Extracted entries
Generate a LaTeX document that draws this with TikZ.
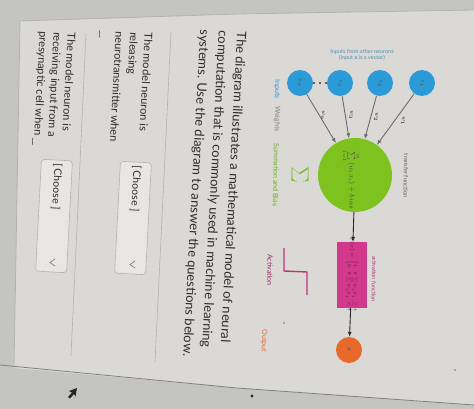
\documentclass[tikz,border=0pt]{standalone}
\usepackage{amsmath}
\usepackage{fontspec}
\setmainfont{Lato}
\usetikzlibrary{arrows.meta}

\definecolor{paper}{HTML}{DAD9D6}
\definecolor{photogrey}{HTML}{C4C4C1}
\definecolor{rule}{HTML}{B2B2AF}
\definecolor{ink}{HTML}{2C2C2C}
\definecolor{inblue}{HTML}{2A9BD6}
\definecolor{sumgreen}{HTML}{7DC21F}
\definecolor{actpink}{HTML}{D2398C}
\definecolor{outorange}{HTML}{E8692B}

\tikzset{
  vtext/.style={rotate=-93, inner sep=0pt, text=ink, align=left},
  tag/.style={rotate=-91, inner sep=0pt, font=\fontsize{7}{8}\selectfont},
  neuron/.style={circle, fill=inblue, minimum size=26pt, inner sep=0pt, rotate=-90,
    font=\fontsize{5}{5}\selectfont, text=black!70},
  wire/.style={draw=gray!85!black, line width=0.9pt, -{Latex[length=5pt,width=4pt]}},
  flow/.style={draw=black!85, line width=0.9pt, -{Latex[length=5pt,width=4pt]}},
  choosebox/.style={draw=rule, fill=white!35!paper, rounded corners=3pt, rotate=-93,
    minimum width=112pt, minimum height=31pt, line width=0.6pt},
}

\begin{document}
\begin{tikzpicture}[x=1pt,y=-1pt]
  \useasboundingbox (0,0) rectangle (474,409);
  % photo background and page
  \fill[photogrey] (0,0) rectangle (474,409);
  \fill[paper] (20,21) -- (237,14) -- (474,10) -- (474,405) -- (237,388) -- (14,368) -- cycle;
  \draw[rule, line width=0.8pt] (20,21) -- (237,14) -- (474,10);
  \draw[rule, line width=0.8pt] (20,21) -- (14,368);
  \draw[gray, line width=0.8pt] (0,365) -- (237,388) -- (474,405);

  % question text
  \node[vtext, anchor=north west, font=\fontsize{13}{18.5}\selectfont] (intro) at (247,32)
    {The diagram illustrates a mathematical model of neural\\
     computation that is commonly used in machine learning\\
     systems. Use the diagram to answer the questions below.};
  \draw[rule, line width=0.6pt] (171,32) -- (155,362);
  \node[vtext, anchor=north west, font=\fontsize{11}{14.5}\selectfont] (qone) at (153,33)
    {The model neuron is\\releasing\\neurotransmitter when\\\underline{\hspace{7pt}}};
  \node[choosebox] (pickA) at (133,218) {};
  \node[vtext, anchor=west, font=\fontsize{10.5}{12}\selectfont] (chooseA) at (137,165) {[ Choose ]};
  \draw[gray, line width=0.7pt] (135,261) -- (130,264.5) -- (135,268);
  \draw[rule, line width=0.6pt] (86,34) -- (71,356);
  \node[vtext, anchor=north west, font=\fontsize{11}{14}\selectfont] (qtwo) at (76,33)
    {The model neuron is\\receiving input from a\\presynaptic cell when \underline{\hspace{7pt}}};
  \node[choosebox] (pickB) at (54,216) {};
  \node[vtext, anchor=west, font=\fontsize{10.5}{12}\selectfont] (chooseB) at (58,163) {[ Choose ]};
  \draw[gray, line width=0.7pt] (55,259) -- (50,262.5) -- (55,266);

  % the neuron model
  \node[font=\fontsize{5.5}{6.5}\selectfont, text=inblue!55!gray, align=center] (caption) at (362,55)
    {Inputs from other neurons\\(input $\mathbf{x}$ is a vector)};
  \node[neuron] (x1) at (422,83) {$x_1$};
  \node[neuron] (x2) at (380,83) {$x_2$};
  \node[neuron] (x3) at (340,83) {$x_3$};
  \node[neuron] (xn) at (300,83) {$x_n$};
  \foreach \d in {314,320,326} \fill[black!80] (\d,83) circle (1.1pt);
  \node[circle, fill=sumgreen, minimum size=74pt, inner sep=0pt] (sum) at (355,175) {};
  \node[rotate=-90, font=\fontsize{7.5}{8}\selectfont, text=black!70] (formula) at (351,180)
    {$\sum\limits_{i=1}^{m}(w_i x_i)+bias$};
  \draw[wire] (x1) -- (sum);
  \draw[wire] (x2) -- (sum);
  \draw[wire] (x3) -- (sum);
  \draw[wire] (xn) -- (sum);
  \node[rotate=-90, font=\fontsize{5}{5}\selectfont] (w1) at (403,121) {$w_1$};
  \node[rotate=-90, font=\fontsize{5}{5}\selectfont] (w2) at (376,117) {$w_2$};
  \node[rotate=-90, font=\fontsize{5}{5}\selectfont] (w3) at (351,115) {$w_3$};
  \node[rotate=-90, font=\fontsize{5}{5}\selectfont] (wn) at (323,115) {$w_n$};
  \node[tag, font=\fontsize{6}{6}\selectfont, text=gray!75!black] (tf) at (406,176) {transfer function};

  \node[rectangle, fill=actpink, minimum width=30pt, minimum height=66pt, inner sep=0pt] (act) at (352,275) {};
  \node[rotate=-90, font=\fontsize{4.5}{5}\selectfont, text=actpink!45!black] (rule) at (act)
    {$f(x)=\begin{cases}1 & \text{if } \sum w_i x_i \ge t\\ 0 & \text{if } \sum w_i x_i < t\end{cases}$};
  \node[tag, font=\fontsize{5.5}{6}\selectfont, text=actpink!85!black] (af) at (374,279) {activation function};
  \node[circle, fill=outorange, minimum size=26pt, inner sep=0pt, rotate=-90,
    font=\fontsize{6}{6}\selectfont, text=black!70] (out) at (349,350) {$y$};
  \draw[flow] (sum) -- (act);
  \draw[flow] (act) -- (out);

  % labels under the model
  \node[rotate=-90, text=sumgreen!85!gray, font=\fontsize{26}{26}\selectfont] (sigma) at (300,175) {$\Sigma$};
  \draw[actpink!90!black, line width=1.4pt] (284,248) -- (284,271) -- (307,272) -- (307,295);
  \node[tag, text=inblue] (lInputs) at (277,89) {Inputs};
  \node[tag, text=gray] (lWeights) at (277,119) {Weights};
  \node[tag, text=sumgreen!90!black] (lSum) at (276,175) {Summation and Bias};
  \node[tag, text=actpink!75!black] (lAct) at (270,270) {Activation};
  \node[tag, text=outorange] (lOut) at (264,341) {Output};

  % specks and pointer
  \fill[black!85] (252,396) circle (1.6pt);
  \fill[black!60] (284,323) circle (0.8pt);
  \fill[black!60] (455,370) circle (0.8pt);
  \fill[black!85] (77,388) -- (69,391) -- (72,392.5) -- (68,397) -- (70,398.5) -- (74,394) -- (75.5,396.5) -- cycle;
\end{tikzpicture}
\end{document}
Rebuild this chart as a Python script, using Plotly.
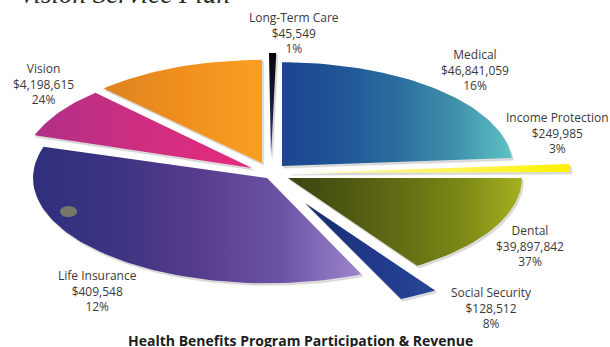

Stated exercise
All preceding records should be duplicated verbatim, images excepted.

Finished answer
Generate a LaTeX document that draws this with TikZ.
\documentclass[tikz,border=0pt]{standalone}
\usepackage{amsmath}
\usepackage{fontspec}
\setmainfont{Lato}
\usetikzlibrary{arrows.meta}

\definecolor{paper}{HTML}{DAD9D6}
\definecolor{photogrey}{HTML}{C4C4C1}
\definecolor{rule}{HTML}{B2B2AF}
\definecolor{ink}{HTML}{2C2C2C}
\definecolor{inblue}{HTML}{2A9BD6}
\definecolor{sumgreen}{HTML}{7DC21F}
\definecolor{actpink}{HTML}{D2398C}
\definecolor{outorange}{HTML}{E8692B}

\tikzset{
  vtext/.style={rotate=-93, inner sep=0pt, text=ink, align=left},
  tag/.style={rotate=-91, inner sep=0pt, font=\fontsize{7}{8}\selectfont},
  neuron/.style={circle, fill=inblue, minimum size=26pt, inner sep=0pt, rotate=-90,
    font=\fontsize{5}{5}\selectfont, text=black!70},
  wire/.style={draw=gray!85!black, line width=0.9pt, -{Latex[length=5pt,width=4pt]}},
  flow/.style={draw=black!85, line width=0.9pt, -{Latex[length=5pt,width=4pt]}},
  choosebox/.style={draw=rule, fill=white!35!paper, rounded corners=3pt, rotate=-93,
    minimum width=112pt, minimum height=31pt, line width=0.6pt},
}

\begin{document}
\begin{tikzpicture}[x=1pt,y=-1pt]
  \useasboundingbox (0,0) rectangle (474,409);
  % photo background and page
  \fill[photogrey] (0,0) rectangle (474,409);
  \fill[paper] (20,21) -- (237,14) -- (474,10) -- (474,405) -- (237,388) -- (14,368) -- cycle;
  \draw[rule, line width=0.8pt] (20,21) -- (237,14) -- (474,10);
  \draw[rule, line width=0.8pt] (20,21) -- (14,368);
  \draw[gray, line width=0.8pt] (0,365) -- (237,388) -- (474,405);

  % question text
  \node[vtext, anchor=north west, font=\fontsize{13}{18.5}\selectfont] (intro) at (247,32)
    {The diagram illustrates a mathematical model of neural\\
     computation that is commonly used in machine learning\\
     systems. Use the diagram to answer the questions below.};
  \draw[rule, line width=0.6pt] (171,32) -- (155,362);
  \node[vtext, anchor=north west, font=\fontsize{11}{14.5}\selectfont] (qone) at (153,33)
    {The model neuron is\\releasing\\neurotransmitter when\\\underline{\hspace{7pt}}};
  \node[choosebox] (pickA) at (133,218) {};
  \node[vtext, anchor=west, font=\fontsize{10.5}{12}\selectfont] (chooseA) at (137,165) {[ Choose ]};
  \draw[gray, line width=0.7pt] (135,261) -- (130,264.5) -- (135,268);
  \draw[rule, line width=0.6pt] (86,34) -- (71,356);
  \node[vtext, anchor=north west, font=\fontsize{11}{14}\selectfont] (qtwo) at (76,33)
    {The model neuron is\\receiving input from a\\presynaptic cell when \underline{\hspace{7pt}}};
  \node[choosebox] (pickB) at (54,216) {};
  \node[vtext, anchor=west, font=\fontsize{10.5}{12}\selectfont] (chooseB) at (58,163) {[ Choose ]};
  \draw[gray, line width=0.7pt] (55,259) -- (50,262.5) -- (55,266);

  % the neuron model
  \node[font=\fontsize{5.5}{6.5}\selectfont, text=inblue!55!gray, align=center] (caption) at (362,55)
    {Inputs from other neurons\\(input $\mathbf{x}$ is a vector)};
  \node[neuron] (x1) at (422,83) {$x_1$};
  \node[neuron] (x2) at (380,83) {$x_2$};
  \node[neuron] (x3) at (340,83) {$x_3$};
  \node[neuron] (xn) at (300,83) {$x_n$};
  \foreach \d in {314,320,326} \fill[black!80] (\d,83) circle (1.1pt);
  \node[circle, fill=sumgreen, minimum size=74pt, inner sep=0pt] (sum) at (355,175) {};
  \node[rotate=-90, font=\fontsize{7.5}{8}\selectfont, text=black!70] (formula) at (351,180)
    {$\sum\limits_{i=1}^{m}(w_i x_i)+bias$};
  \draw[wire] (x1) -- (sum);
  \draw[wire] (x2) -- (sum);
  \draw[wire] (x3) -- (sum);
  \draw[wire] (xn) -- (sum);
  \node[rotate=-90, font=\fontsize{5}{5}\selectfont] (w1) at (403,121) {$w_1$};
  \node[rotate=-90, font=\fontsize{5}{5}\selectfont] (w2) at (376,117) {$w_2$};
  \node[rotate=-90, font=\fontsize{5}{5}\selectfont] (w3) at (351,115) {$w_3$};
  \node[rotate=-90, font=\fontsize{5}{5}\selectfont] (wn) at (323,115) {$w_n$};
  \node[tag, font=\fontsize{6}{6}\selectfont, text=gray!75!black] (tf) at (406,176) {transfer function};

  \node[rectangle, fill=actpink, minimum width=30pt, minimum height=66pt, inner sep=0pt] (act) at (352,275) {};
  \node[rotate=-90, font=\fontsize{4.5}{5}\selectfont, text=actpink!45!black] (rule) at (act)
    {$f(x)=\begin{cases}1 & \text{if } \sum w_i x_i \ge t\\ 0 & \text{if } \sum w_i x_i < t\end{cases}$};
  \node[tag, font=\fontsize{5.5}{6}\selectfont, text=actpink!85!black] (af) at (374,279) {activation function};
  \node[circle, fill=outorange, minimum size=26pt, inner sep=0pt, rotate=-90,
    font=\fontsize{6}{6}\selectfont, text=black!70] (out) at (349,350) {$y$};
  \draw[flow] (sum) -- (act);
  \draw[flow] (act) -- (out);

  % labels under the model
  \node[rotate=-90, text=sumgreen!85!gray, font=\fontsize{26}{26}\selectfont] (sigma) at (300,175) {$\Sigma$};
  \draw[actpink!90!black, line width=1.4pt] (284,248) -- (284,271) -- (307,272) -- (307,295);
  \node[tag, text=inblue] (lInputs) at (277,89) {Inputs};
  \node[tag, text=gray] (lWeights) at (277,119) {Weights};
  \node[tag, text=sumgreen!90!black] (lSum) at (276,175) {Summation and Bias};
  \node[tag, text=actpink!75!black] (lAct) at (270,270) {Activation};
  \node[tag, text=outorange] (lOut) at (264,341) {Output};

  % specks and pointer
  \fill[black!85] (252,396) circle (1.6pt);
  \fill[black!60] (284,323) circle (0.8pt);
  \fill[black!60] (455,370) circle (0.8pt);
  \fill[black!85] (77,388) -- (69,391) -- (72,392.5) -- (68,397) -- (70,398.5) -- (74,394) -- (75.5,396.5) -- cycle;
\end{tikzpicture}
\end{document}
Rebuild this chart as a Python script, using Plotly.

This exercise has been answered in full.